Perhaps or first duty is to the animals killed for human food. Logically, scientifically, and mechanically the fight for humane slaughtering is already won. The victory dates from the issue of Clause On of the Ministry of Health's model by-laws for Humane Slaughter. These have now been adopted and are made compulsory by over 460 local authorities, and the sum increases steadily, if not as rapidly as common sense and humanity
dictate. The evidence is overwhelming on every head. The crude cruelties necessarily incident to the use of hand-wielded instruments, whose technical handling must be practised by 'prentice hands on the living animal, are wiped clean away. Those members of the community who must undertake the killing find their work easy and exact and free from the old repulsions. Exact scientific tests prove that the humane killer stuns or kills instantly ; the animal knows nothing of its fate, for the preliminaries are as free from offence as the end.

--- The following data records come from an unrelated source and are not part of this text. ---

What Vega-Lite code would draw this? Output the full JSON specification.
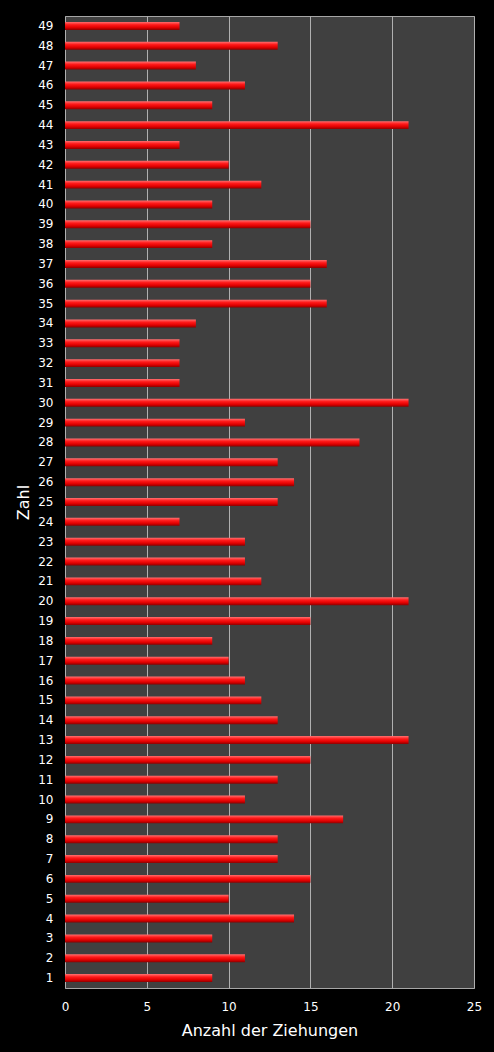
{
  "$schema": "https://vega.github.io/schema/vega-lite/v6.json",
  "description": "Anzahl der Ziehungen je Zahl",
  "autosize": "none",
  "padding": {"left": 65, "top": 16, "right": 20, "bottom": 64},
  "width": 409,
  "height": 972,
  "background": "#000000",
  "config": {
    "view": {"fill": "#404040", "stroke": "#a6a6a6", "strokeWidth": 1},
    "font": "DejaVu Sans"
  },
  "data": {
    "values": [
      {"Zahl": 1, "Anzahl": 9}, {"Zahl": 2, "Anzahl": 11}, {"Zahl": 3, "Anzahl": 9},
      {"Zahl": 4, "Anzahl": 14}, {"Zahl": 5, "Anzahl": 10}, {"Zahl": 6, "Anzahl": 15},
      {"Zahl": 7, "Anzahl": 13}, {"Zahl": 8, "Anzahl": 13}, {"Zahl": 9, "Anzahl": 17},
      {"Zahl": 10, "Anzahl": 11}, {"Zahl": 11, "Anzahl": 13}, {"Zahl": 12, "Anzahl": 15},
      {"Zahl": 13, "Anzahl": 21}, {"Zahl": 14, "Anzahl": 13}, {"Zahl": 15, "Anzahl": 12},
      {"Zahl": 16, "Anzahl": 11}, {"Zahl": 17, "Anzahl": 10}, {"Zahl": 18, "Anzahl": 9},
      {"Zahl": 19, "Anzahl": 15}, {"Zahl": 20, "Anzahl": 21}, {"Zahl": 21, "Anzahl": 12},
      {"Zahl": 22, "Anzahl": 11}, {"Zahl": 23, "Anzahl": 11}, {"Zahl": 24, "Anzahl": 7},
      {"Zahl": 25, "Anzahl": 13}, {"Zahl": 26, "Anzahl": 14}, {"Zahl": 27, "Anzahl": 13},
      {"Zahl": 28, "Anzahl": 18}, {"Zahl": 29, "Anzahl": 11}, {"Zahl": 30, "Anzahl": 21},
      {"Zahl": 31, "Anzahl": 7}, {"Zahl": 32, "Anzahl": 7}, {"Zahl": 33, "Anzahl": 7},
      {"Zahl": 34, "Anzahl": 8}, {"Zahl": 35, "Anzahl": 16}, {"Zahl": 36, "Anzahl": 15},
      {"Zahl": 37, "Anzahl": 16}, {"Zahl": 38, "Anzahl": 9}, {"Zahl": 39, "Anzahl": 15},
      {"Zahl": 40, "Anzahl": 9}, {"Zahl": 41, "Anzahl": 12}, {"Zahl": 42, "Anzahl": 10},
      {"Zahl": 43, "Anzahl": 7}, {"Zahl": 44, "Anzahl": 21}, {"Zahl": 45, "Anzahl": 9},
      {"Zahl": 46, "Anzahl": 11}, {"Zahl": 47, "Anzahl": 8}, {"Zahl": 48, "Anzahl": 13},
      {"Zahl": 49, "Anzahl": 7}
    ]
  },
  "mark": {
    "type": "bar",
    "color": {
      "gradient": "linear",
      "x1": 0, "y1": 0, "x2": 0, "y2": 1,
      "stops": [
        {"offset": 0, "color": "#ff7070"},
        {"offset": 0.35, "color": "#ff1a1a"},
        {"offset": 0.7, "color": "#e00000"},
        {"offset": 1, "color": "#8a0000"}
      ]
    }
  },
  "encoding": {
    "y": {
      "field": "Zahl",
      "type": "ordinal",
      "sort": "descending",
      "scale": {"paddingInner": 0.6, "paddingOuter": 0.3},
      "axis": {
        "title": "Zahl",
        "titleColor": "#ffffff",
        "titleFontSize": 16,
        "titleFontWeight": "normal",
        "titlePadding": 6,
        "labelColor": "#ffffff",
        "labelFontSize": 12,
        "labelPadding": 12,
        "ticks": false,
        "domain": false
      }
    },
    "x": {
      "field": "Anzahl",
      "type": "quantitative",
      "scale": {"domain": [0, 25], "nice": false},
      "axis": {
        "title": "Anzahl der Ziehungen",
        "titleColor": "#ffffff",
        "titleFontSize": 16,
        "titleFontWeight": "normal",
        "titlePadding": 10,
        "labelColor": "#ffffff",
        "labelFontSize": 12,
        "labelPadding": 13,
        "labelFlush": false,
        "values": [0, 5, 10, 15, 20, 25],
        "ticks": false,
        "domain": false,
        "grid": true,
        "gridColor": "#b0b0b0",
        "gridWidth": 1
      }
    }
  }
}
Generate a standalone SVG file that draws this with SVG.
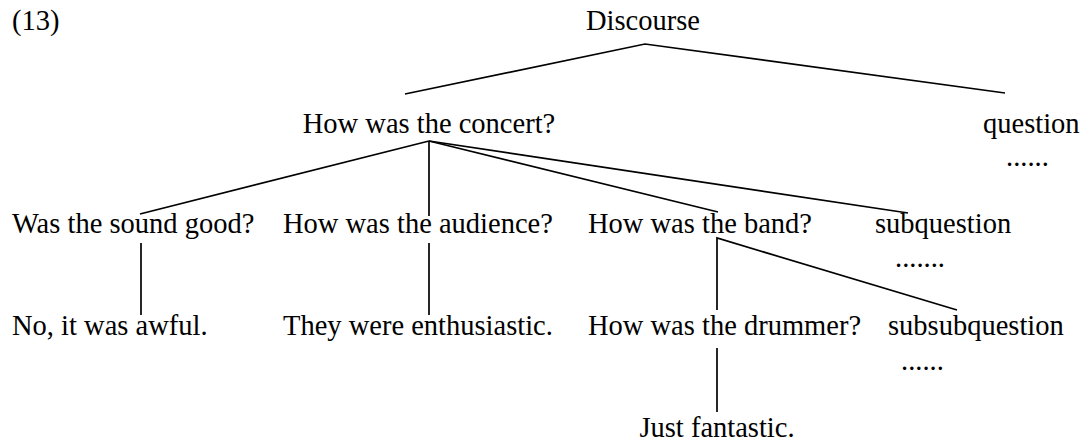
<svg xmlns="http://www.w3.org/2000/svg" width="1089" height="442" viewBox="0 0 1089 442">
<style>
text{font-family:"Liberation Serif","Times New Roman",serif;font-size:28.5px;fill:#000}
.e{stroke:#000;stroke-width:1.7;fill:none}
</style>
<rect width="1089" height="442" fill="#fff"/>
<text x="12" y="30">(13)</text>
<g id="discourse"><text x="643" y="30" text-anchor="middle">Discourse</text></g>
<g id="concert"><text x="429" y="133" text-anchor="middle">How was the concert?</text></g>
<g id="question"><text x="983" y="133">question</text><text x="1006" y="166">......</text></g>
<g id="sound"><text x="12" y="233">Was the sound good?</text></g>
<g id="audience"><text x="283" y="233">How was the audience?</text></g>
<g id="band"><text x="588" y="233">How was the band?</text></g>
<g id="subquestion"><text x="875" y="233">subquestion</text><text x="895" y="267">.......</text></g>
<g id="awful"><text x="12" y="335">No, it was awful.</text></g>
<g id="enthusiastic"><text x="283" y="335">They were enthusiastic.</text></g>
<g id="drummer"><text x="588" y="335">How was the drummer?</text></g>
<g id="subsubquestion"><text x="888" y="335">subsubquestion</text><text x="901" y="370">......</text></g>
<g id="fantastic"><text x="717" y="437" text-anchor="middle">Just fantastic.</text></g>
<g id="connectors" class="e">
<polyline class="e" points="405,94 645,44 1005,93"/>
<line class="e" x1="429" y1="141" x2="140" y2="214"/>
<line class="e" x1="429" y1="141" x2="429" y2="216"/>
<line class="e" x1="429" y1="141" x2="718" y2="212"/>
<line class="e" x1="429" y1="141" x2="908" y2="213"/>
<line class="e" x1="141" y1="243" x2="141" y2="315"/>
<line class="e" x1="429" y1="243" x2="429" y2="315"/>
<polyline class="e" points="717,310 717,238 957,310"/>
<line class="e" x1="717" y1="348" x2="717" y2="412"/>
</g>
</svg>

Methods as well as weapons have been improved and perfected ; the old allegations by the butchers that the meat was affected in appearance and keeping quality no longer have any meaning. Literally millions of animals a year are killed in this simple and scientific way, and the witness both from those who use the weapon and who sell the meat is so great in bulk and strong in authority that it is beyond dispute. The wisdom of the scientific method is established ; but prejudice dies hard, nevertheless. Change, however progressive, is disliked in itself. The rough and ready method, however brutal, is preferred. As opposition diminishes in volume, it increases in obstinacy ; and attempts are being made to restrict the compulsion to one sort of animal, as if sheep and pigs were in a different category from cattle. It will be a grievous miscarriage of justice to animals, and a blot on our civilization, if such limitations to an obviously necessary reform are permitted. The use of a mechanically operated instru- ment used by licensed men, subject to inspection, is an elemental obligation for any civilized society. The only qualification is special exemption given to those who have scruples connected with their religion.

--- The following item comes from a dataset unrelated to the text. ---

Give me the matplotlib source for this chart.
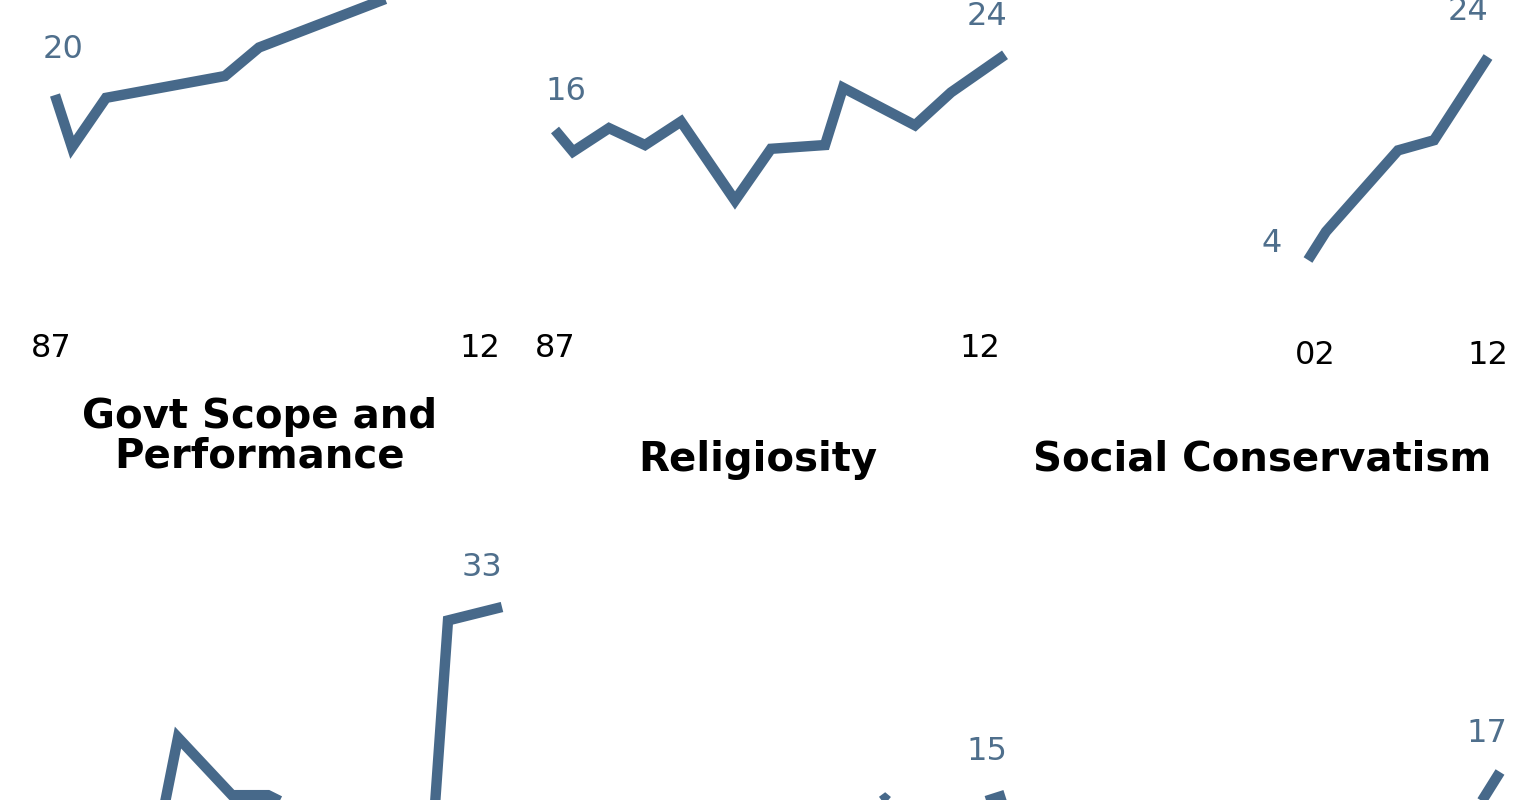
import matplotlib
matplotlib.use('Agg')
import matplotlib.pyplot as plt
from matplotlib.transforms import blended_transform_factory

LINE = '#47698a'
LABEL = '#4f6f8c'

# panel data (years as offset from 1900, values in percent)
govt_years = [87, 88, 90, 97, 99, 107, 112]
govt_vals = [20, 14.5, 19.7, 22, 25, 30.5, 36]
relig_years = [87, 88, 90, 92, 94, 97, 99, 102, 103, 107, 109, 112]
relig_vals = [16, 13.7, 16.2, 14.4, 16.9, 8.5, 14, 14.4, 20.5, 16.5, 20, 24]
social_years = [102, 103, 107, 109, 112]
social_vals = [4, 6.8, 14.8, 15.8, 24]
bl_years = [93, 94, 97, 99, 108, 109, 112]
bl_vals = [10, 19.4, 13.4, 13.4, 5, 31.6, 33]
bm_years = [106, 108, 109, 112]
bm_vals = [10, 14.6, 12, 15]
br_years = [110, 112]
br_vals = [12, 17]

titles = ['Govt Scope and\nPerformance', 'Religiosity', 'Social Conservatism']

W, H = 1528, 800
NUM_FS = 23
fig = plt.figure(figsize=(W / 100, H / 100), dpi=100)


def panel(years, vals, x_first, ppy, y_ref, ppu, ticks=None, lab_offsets=None):
    """axes spanning the whole figure, scaled so the series lands where it should"""
    ax = fig.add_axes([0, 0, 1, 1])
    ax.set_axis_off()
    y0 = years[0]
    ax.set_xlim(y0 - x_first / ppy, y0 + (W - x_first) / ppy)
    ref = vals[-1] if y_ref[0] == 'last' else vals[0]
    ypx = y_ref[1]
    # pixel 0 is top of figure
    ax.set_ylim(ref - (H - ypx) / ppu, ref + ypx / ppu)
    ax.plot(years, vals, color=LINE, lw=7.5, solid_joinstyle='miter', solid_capstyle='butt')
    offs = lab_offsets or [(-8, 40), (-18, 40)]
    for (yr, v), off in zip([(years[0], vals[0]), (years[-1], vals[-1])], offs):
        if off is None:
            continue
        ax.annotate(f'{v:.0f}', (yr, v), xytext=off, textcoords='offset pixels',
                    ha='center', va='center', fontsize=NUM_FS, color=LABEL)
    if ticks:
        tr = blended_transform_factory(ax.transData, fig.transFigure)
        for yr, txt in ticks:
            ax.text(yr, 1 - 348 / H, txt, transform=tr, ha='center', va='center',
                    fontsize=NUM_FS, color='black')
    return ax


panel(govt_years, govt_vals, 55, 17, ('first', 95), 9.5,
      ticks=[(86.8, '87'), (112, '12')], lab_offsets=[(8, 45), None])
panel(relig_years, relig_vals, 555, 18, ('first', 130), 9.4,
      ticks=[(87, '87'), (110.6, '12')], lab_offsets=[(11, 38), (-18, 38)])
panel(social_years, social_vals, 1308, 18, ('first', 260), 10.15,
      ticks=[], lab_offsets=[(-36, 17), (-20, 45)])
fig.text(1315 / W, 1 - 355 / H, '02', ha='center', va='center', fontsize=NUM_FS)
fig.text(1488 / W, 1 - 355 / H, '12', ha='center', va='center', fontsize=NUM_FS)

panel(bl_years, bl_vals, 160, 18, ('last', 607), 9.6, lab_offsets=[None, (-20, 39)])
panel(bm_years, bm_vals, 1005 - 6 * 30, 30, ('last', 795), 9.6, lab_offsets=[None, (-18, 43)])
panel(br_years, br_vals, 1470, 15, ('last', 772), 9.6, lab_offsets=[None, (-13, 39)])

for x, y, t in [(260, 437, titles[0]), (758, 460, titles[1]), (1262, 460, titles[2])]:
    fig.text(x / W, 1 - y / H, t, ha='center', va='center', fontsize=29,
             fontweight='bold', linespacing=1.0)

fig.savefig('out.png', dpi=100)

The second cruelty condoned by the law relates to our wild birds. Can anyone muster any argument, logical or sentimental, against the plea for saving wild birds from painful imprisonment ? The Bill is as simple as the nature of the appeal. It prohibits the taking alive and caging, the exhibition and the selling of some sixty species, plus many varieties, of wild birds, the majority English, though those too rare and occasional visitors to Britain, the quail, oriole and hoopoe, are quite wisely included. Birds bred in captivity may or may not enjoy captivity. Wild birds as a rule either die or are miserable. They are, moreover, often evilly entreated, and an offensive trade, practised by trappers in the wild as by sellers in the urban street, is encouraged. If anyone is sceptical, let him go and see the Sunday morning markets in thrushes and finches, nightingales and the rest. The Bill considered by the Lords on Tuesday is a necessary addendum to the existing Bird Protection Acts in the opinion of every bird-lover, even among those "whom towns immure." It is a good Bill, straight, short and simple, and designed by those who know.